Behaviorism would be closer to the truth than realism about these things, but (or, partly, because) behaviorism is obviously false. I am not of the opinion that he is in pain, but my attitude is an attitude toward a being in pain. Or something like that. And these attitudes are a matter not only of behavior but of how something is experienced.

Perhaps this is all just what Wittgenstein said already.

This is what I get for saying I didn't want to do any philosophy of mind.


  1. Ok, I've been thinking about bats and Nagel (and in another context materialism/physicalism). I'm not sure what you mean by "realism"--does realism about pain insist that pain is an object? (In what sense? An object of knowledge, that can occupy a slot in a proposition?)

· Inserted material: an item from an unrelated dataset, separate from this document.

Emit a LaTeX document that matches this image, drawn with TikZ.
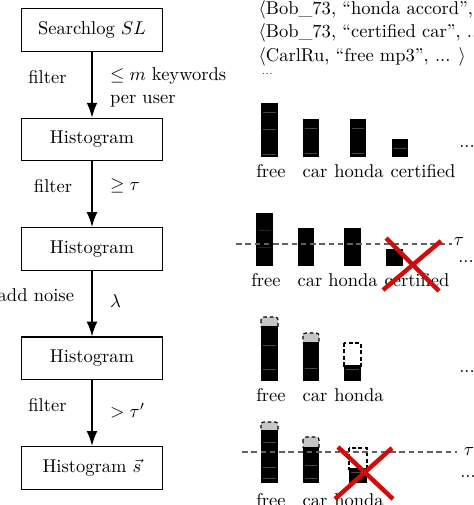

    "Not a something, but not a nothing either," seems important here, re: behaviorism. Perhaps what you have in mind is a "non-reductive behaviorism": that is, the view that, roughly, here is what we can objectively study and observe about pain, but there are obviously other [features? aspects?] that are not amenable to objective description?

    (I've been puzzling over Nagel's suggestion that we can't a priori rule out the possibility of devising a more "objective phenomenology" to describe subjective experience--which wouldn't depend upon empathy and imagination. He seems here to be resisting the implication of his suggestion that there are unknowable, humanly inaccessible facts. Now, maybe the term "facts," as you suggest in a sense above, is the problem. But it might also be the term "objective," or perhaps the aspiration to it...)

  2. Yes, I sort of knew that 'realism' was a bad word to use, but went ahead anyway. I mean reification, or something like that--the idea that pain is a something. With the emphasis on -thing.

    I don't think I want any -ism at all (although that's an easy and lazy way out of problems, of course). Behaviorism, or logical behaviorism, is important because it's a big step away from Cartesianism (and other kinds of 'realism') and because it's partly true. It's obvious inadequacy for first-person cases has the advantage of stopping would-be adherents from getting carried away too. If some form of behaviorism is the best bet, then a non-reductive form would be best, yes.

    I associate Nagel with the view that among all the objects in the world with which one might be acquainted, one is what-it-is-like-to-be-a-bat. I think there is no such object. Knowing what it is like to be a bat is not being acquainted with such an object. It's a matter of having a certain right (as in the case where one might insist that no man can ever know what it is like to be a woman) or of having a kind of ability (the kind that someone like Ted Hughes might possess, to say what it is like to be a bat) or perhaps something else (such as both of these).

    I don't know, but I feel that maybe "humanly inaccessible fact" is an oxymoron. And what "objective phenomenology" is meant to mean might be an illusion too.